180 days - strategic advantage and negotiable perks

At six months, two outcomes often appear: first, you have built habits that prevent leakages; second, you can use your cleaned-up play history to ask for better terms. Operators value consistent customers. If you can demonstrate reasonable wagering and deposit behavior, you are better positioned to receive cashback or reduced playthrough offers that align with your goals.

Contrarian view: sometimes ignoring wagering requirements is the right call

Not everything above means you must always refuse offers or become hyper-practical. If your primary objective is entertainment and you treat the bonus as a ticket to a fun evening rather than a financial move, then heavy wagering is acceptable. The risk becomes a problem only when entertainment masquerades as strategy. The contrarian recommendation is simple: be honest about why you are taking the bonus.

A different contrarian take is that hunting for "optimal" bonuses wastes as much time as chasing them. Some experienced players prefer a hands-off approach: use one or two reliable sites, accept predictable cashback or no-wager promotions when available, and stop monitoring every new offer. That method reduces friction and the thrill-chase, which for many is a better long-term behavioral solution.

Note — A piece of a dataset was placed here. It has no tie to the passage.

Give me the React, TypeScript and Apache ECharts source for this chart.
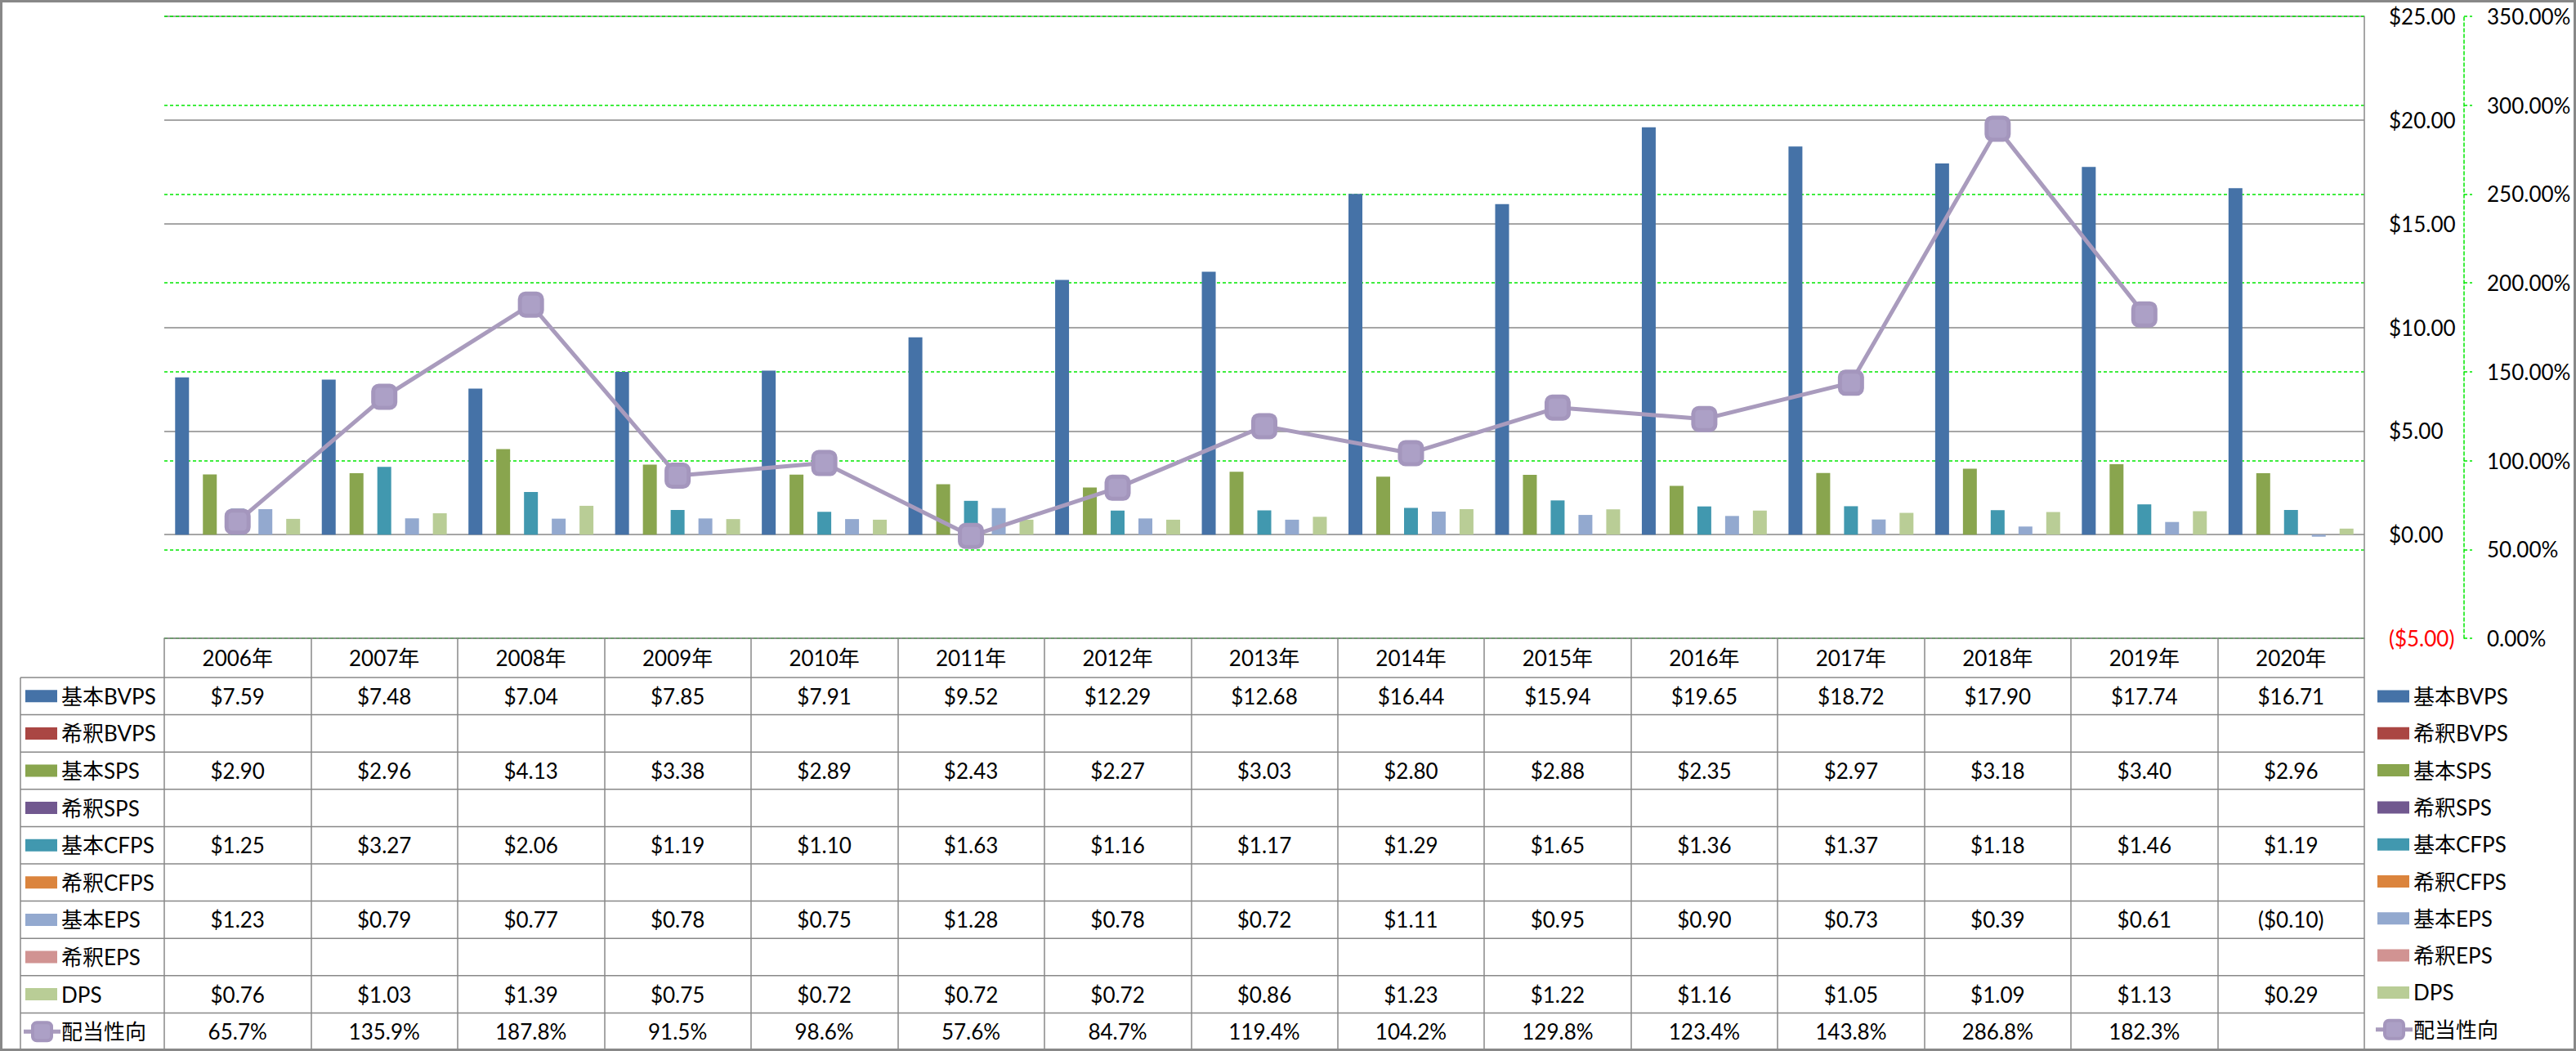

Final word: make terms work for your plan, not the other way around

Wagering requirements are not a minor annoyance. They are an intentional design that turns attractive numbers into hidden costs. The good news is that with a few simple habits - conversion of requirements into real bets, a separate bankroll for bonuses, and a clear acceptance threshold - you can use some offers to add entertainment value without letting them derail your financial goals.

Start small: read the two key numbers on every offer, run the quick math, and ask yourself whether the likely cost fits your stated objective. If it doesn't, skip the bonus and protect your progress. In many cases, saying no once will save you months of wasted play and bring you closer to what you actually want.